• **GIVEN DATA**:
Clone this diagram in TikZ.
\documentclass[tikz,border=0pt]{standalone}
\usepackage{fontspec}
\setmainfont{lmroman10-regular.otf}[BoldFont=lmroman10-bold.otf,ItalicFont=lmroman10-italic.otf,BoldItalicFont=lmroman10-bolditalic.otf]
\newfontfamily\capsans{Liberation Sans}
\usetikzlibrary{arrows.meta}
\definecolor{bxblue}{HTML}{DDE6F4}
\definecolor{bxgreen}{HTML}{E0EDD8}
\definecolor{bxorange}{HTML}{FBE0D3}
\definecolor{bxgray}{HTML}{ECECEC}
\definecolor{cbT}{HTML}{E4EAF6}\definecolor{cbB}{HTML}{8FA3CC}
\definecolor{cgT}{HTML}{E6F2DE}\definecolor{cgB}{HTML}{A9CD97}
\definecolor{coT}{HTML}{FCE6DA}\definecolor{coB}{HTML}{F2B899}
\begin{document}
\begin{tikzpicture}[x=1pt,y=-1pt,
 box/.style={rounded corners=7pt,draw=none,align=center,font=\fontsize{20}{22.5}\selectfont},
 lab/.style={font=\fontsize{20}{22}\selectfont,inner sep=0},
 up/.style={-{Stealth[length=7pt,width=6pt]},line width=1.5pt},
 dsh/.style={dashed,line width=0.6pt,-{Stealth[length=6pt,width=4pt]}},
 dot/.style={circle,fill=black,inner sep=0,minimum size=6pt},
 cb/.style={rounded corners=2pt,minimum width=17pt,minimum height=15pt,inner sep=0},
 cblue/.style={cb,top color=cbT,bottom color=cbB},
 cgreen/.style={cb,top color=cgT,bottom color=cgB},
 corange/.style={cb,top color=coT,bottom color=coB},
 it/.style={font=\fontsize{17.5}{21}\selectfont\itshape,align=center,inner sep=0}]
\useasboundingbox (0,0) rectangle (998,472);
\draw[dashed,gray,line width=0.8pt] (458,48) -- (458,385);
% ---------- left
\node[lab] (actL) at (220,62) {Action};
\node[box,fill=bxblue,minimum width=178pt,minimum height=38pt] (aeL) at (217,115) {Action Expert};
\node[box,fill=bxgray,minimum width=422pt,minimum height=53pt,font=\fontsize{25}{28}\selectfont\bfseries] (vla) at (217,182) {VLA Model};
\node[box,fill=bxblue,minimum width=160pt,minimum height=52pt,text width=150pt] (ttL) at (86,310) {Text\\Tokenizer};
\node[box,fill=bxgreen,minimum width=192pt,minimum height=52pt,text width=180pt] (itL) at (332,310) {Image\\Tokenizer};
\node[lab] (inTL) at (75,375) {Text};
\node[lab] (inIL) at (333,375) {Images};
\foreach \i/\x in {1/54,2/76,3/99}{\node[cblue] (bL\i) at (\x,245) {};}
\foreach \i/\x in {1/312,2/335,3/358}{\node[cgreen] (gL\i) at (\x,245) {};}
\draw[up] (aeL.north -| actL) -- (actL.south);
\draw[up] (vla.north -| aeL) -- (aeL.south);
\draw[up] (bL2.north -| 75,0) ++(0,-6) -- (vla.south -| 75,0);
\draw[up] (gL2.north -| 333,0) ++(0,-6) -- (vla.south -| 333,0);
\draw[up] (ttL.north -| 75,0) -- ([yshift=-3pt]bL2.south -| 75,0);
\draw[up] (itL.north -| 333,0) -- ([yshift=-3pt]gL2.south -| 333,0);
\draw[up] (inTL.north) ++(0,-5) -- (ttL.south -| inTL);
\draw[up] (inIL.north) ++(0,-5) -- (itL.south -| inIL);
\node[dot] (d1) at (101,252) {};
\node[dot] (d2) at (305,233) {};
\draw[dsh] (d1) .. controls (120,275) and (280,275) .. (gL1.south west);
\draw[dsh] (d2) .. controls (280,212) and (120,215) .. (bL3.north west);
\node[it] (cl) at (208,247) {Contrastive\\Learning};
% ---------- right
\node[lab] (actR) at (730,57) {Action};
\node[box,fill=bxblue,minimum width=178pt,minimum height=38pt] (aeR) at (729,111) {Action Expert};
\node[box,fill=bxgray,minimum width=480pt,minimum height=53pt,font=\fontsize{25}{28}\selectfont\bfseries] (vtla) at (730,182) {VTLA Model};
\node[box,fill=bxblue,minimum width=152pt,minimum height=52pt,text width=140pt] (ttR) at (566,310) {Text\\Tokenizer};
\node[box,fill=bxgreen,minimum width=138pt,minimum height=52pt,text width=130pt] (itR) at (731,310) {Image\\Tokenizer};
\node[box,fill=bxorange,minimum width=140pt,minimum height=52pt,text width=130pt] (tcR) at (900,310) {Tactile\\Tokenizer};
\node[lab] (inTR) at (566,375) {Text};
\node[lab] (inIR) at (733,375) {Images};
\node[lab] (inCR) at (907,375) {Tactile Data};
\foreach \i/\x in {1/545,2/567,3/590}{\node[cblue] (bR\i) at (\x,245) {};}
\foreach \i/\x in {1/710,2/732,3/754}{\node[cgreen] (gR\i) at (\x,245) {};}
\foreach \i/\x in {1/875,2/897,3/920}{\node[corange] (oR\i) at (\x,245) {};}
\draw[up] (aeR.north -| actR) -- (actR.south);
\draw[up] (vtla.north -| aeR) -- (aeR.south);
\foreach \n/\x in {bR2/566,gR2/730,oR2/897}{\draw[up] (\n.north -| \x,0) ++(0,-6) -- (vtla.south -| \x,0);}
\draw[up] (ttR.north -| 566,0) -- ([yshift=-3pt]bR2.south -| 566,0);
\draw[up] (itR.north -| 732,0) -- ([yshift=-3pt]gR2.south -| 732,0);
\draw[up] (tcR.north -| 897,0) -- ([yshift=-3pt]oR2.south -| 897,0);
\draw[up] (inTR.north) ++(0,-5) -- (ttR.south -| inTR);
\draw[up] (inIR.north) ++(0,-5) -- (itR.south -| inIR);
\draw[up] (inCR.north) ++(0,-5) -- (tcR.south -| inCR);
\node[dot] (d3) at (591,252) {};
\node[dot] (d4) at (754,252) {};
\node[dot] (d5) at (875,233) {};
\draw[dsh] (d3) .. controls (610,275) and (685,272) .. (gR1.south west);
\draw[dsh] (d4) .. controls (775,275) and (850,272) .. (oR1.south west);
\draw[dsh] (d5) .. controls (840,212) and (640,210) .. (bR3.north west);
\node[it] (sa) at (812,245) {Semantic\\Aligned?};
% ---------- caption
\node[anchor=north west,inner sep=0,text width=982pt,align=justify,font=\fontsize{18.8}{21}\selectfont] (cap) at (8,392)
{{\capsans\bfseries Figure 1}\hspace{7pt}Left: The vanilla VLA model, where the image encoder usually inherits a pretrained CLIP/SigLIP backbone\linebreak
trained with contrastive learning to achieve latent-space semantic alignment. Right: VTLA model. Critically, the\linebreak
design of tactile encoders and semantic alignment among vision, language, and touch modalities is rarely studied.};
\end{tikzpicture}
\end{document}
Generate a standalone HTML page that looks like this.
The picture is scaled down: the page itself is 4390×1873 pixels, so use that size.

• **REQUIREMENTS**:
Extract every entry above as it appears.

• **EXERCISE RESULT**:
Clone this diagram in TikZ.
\documentclass[tikz,border=0pt]{standalone}
\usepackage{fontspec}
\setmainfont{lmroman10-regular.otf}[BoldFont=lmroman10-bold.otf,ItalicFont=lmroman10-italic.otf,BoldItalicFont=lmroman10-bolditalic.otf]
\newfontfamily\capsans{Liberation Sans}
\usetikzlibrary{arrows.meta}
\definecolor{bxblue}{HTML}{DDE6F4}
\definecolor{bxgreen}{HTML}{E0EDD8}
\definecolor{bxorange}{HTML}{FBE0D3}
\definecolor{bxgray}{HTML}{ECECEC}
\definecolor{cbT}{HTML}{E4EAF6}\definecolor{cbB}{HTML}{8FA3CC}
\definecolor{cgT}{HTML}{E6F2DE}\definecolor{cgB}{HTML}{A9CD97}
\definecolor{coT}{HTML}{FCE6DA}\definecolor{coB}{HTML}{F2B899}
\begin{document}
\begin{tikzpicture}[x=1pt,y=-1pt,
 box/.style={rounded corners=7pt,draw=none,align=center,font=\fontsize{20}{22.5}\selectfont},
 lab/.style={font=\fontsize{20}{22}\selectfont,inner sep=0},
 up/.style={-{Stealth[length=7pt,width=6pt]},line width=1.5pt},
 dsh/.style={dashed,line width=0.6pt,-{Stealth[length=6pt,width=4pt]}},
 dot/.style={circle,fill=black,inner sep=0,minimum size=6pt},
 cb/.style={rounded corners=2pt,minimum width=17pt,minimum height=15pt,inner sep=0},
 cblue/.style={cb,top color=cbT,bottom color=cbB},
 cgreen/.style={cb,top color=cgT,bottom color=cgB},
 corange/.style={cb,top color=coT,bottom color=coB},
 it/.style={font=\fontsize{17.5}{21}\selectfont\itshape,align=center,inner sep=0}]
\useasboundingbox (0,0) rectangle (998,472);
\draw[dashed,gray,line width=0.8pt] (458,48) -- (458,385);
% ---------- left
\node[lab] (actL) at (220,62) {Action};
\node[box,fill=bxblue,minimum width=178pt,minimum height=38pt] (aeL) at (217,115) {Action Expert};
\node[box,fill=bxgray,minimum width=422pt,minimum height=53pt,font=\fontsize{25}{28}\selectfont\bfseries] (vla) at (217,182) {VLA Model};
\node[box,fill=bxblue,minimum width=160pt,minimum height=52pt,text width=150pt] (ttL) at (86,310) {Text\\Tokenizer};
\node[box,fill=bxgreen,minimum width=192pt,minimum height=52pt,text width=180pt] (itL) at (332,310) {Image\\Tokenizer};
\node[lab] (inTL) at (75,375) {Text};
\node[lab] (inIL) at (333,375) {Images};
\foreach \i/\x in {1/54,2/76,3/99}{\node[cblue] (bL\i) at (\x,245) {};}
\foreach \i/\x in {1/312,2/335,3/358}{\node[cgreen] (gL\i) at (\x,245) {};}
\draw[up] (aeL.north -| actL) -- (actL.south);
\draw[up] (vla.north -| aeL) -- (aeL.south);
\draw[up] (bL2.north -| 75,0) ++(0,-6) -- (vla.south -| 75,0);
\draw[up] (gL2.north -| 333,0) ++(0,-6) -- (vla.south -| 333,0);
\draw[up] (ttL.north -| 75,0) -- ([yshift=-3pt]bL2.south -| 75,0);
\draw[up] (itL.north -| 333,0) -- ([yshift=-3pt]gL2.south -| 333,0);
\draw[up] (inTL.north) ++(0,-5) -- (ttL.south -| inTL);
\draw[up] (inIL.north) ++(0,-5) -- (itL.south -| inIL);
\node[dot] (d1) at (101,252) {};
\node[dot] (d2) at (305,233) {};
\draw[dsh] (d1) .. controls (120,275) and (280,275) .. (gL1.south west);
\draw[dsh] (d2) .. controls (280,212) and (120,215) .. (bL3.north west);
\node[it] (cl) at (208,247) {Contrastive\\Learning};
% ---------- right
\node[lab] (actR) at (730,57) {Action};
\node[box,fill=bxblue,minimum width=178pt,minimum height=38pt] (aeR) at (729,111) {Action Expert};
\node[box,fill=bxgray,minimum width=480pt,minimum height=53pt,font=\fontsize{25}{28}\selectfont\bfseries] (vtla) at (730,182) {VTLA Model};
\node[box,fill=bxblue,minimum width=152pt,minimum height=52pt,text width=140pt] (ttR) at (566,310) {Text\\Tokenizer};
\node[box,fill=bxgreen,minimum width=138pt,minimum height=52pt,text width=130pt] (itR) at (731,310) {Image\\Tokenizer};
\node[box,fill=bxorange,minimum width=140pt,minimum height=52pt,text width=130pt] (tcR) at (900,310) {Tactile\\Tokenizer};
\node[lab] (inTR) at (566,375) {Text};
\node[lab] (inIR) at (733,375) {Images};
\node[lab] (inCR) at (907,375) {Tactile Data};
\foreach \i/\x in {1/545,2/567,3/590}{\node[cblue] (bR\i) at (\x,245) {};}
\foreach \i/\x in {1/710,2/732,3/754}{\node[cgreen] (gR\i) at (\x,245) {};}
\foreach \i/\x in {1/875,2/897,3/920}{\node[corange] (oR\i) at (\x,245) {};}
\draw[up] (aeR.north -| actR) -- (actR.south);
\draw[up] (vtla.north -| aeR) -- (aeR.south);
\foreach \n/\x in {bR2/566,gR2/730,oR2/897}{\draw[up] (\n.north -| \x,0) ++(0,-6) -- (vtla.south -| \x,0);}
\draw[up] (ttR.north -| 566,0) -- ([yshift=-3pt]bR2.south -| 566,0);
\draw[up] (itR.north -| 732,0) -- ([yshift=-3pt]gR2.south -| 732,0);
\draw[up] (tcR.north -| 897,0) -- ([yshift=-3pt]oR2.south -| 897,0);
\draw[up] (inTR.north) ++(0,-5) -- (ttR.south -| inTR);
\draw[up] (inIR.north) ++(0,-5) -- (itR.south -| inIR);
\draw[up] (inCR.north) ++(0,-5) -- (tcR.south -| inCR);
\node[dot] (d3) at (591,252) {};
\node[dot] (d4) at (754,252) {};
\node[dot] (d5) at (875,233) {};
\draw[dsh] (d3) .. controls (610,275) and (685,272) .. (gR1.south west);
\draw[dsh] (d4) .. controls (775,275) and (850,272) .. (oR1.south west);
\draw[dsh] (d5) .. controls (840,212) and (640,210) .. (bR3.north west);
\node[it] (sa) at (812,245) {Semantic\\Aligned?};
% ---------- caption
\node[anchor=north west,inner sep=0,text width=982pt,align=justify,font=\fontsize{18.8}{21}\selectfont] (cap) at (8,392)
{{\capsans\bfseries Figure 1}\hspace{7pt}Left: The vanilla VLA model, where the image encoder usually inherits a pretrained CLIP/SigLIP backbone\linebreak
trained with contrastive learning to achieve latent-space semantic alignment. Right: VTLA model. Critically, the\linebreak
design of tactile encoders and semantic alignment among vision, language, and touch modalities is rarely studied.};
\end{tikzpicture}
\end{document}
Generate a standalone HTML page that looks like this.
The picture is scaled down: the page itself is 4390×1873 pixels, so use that size.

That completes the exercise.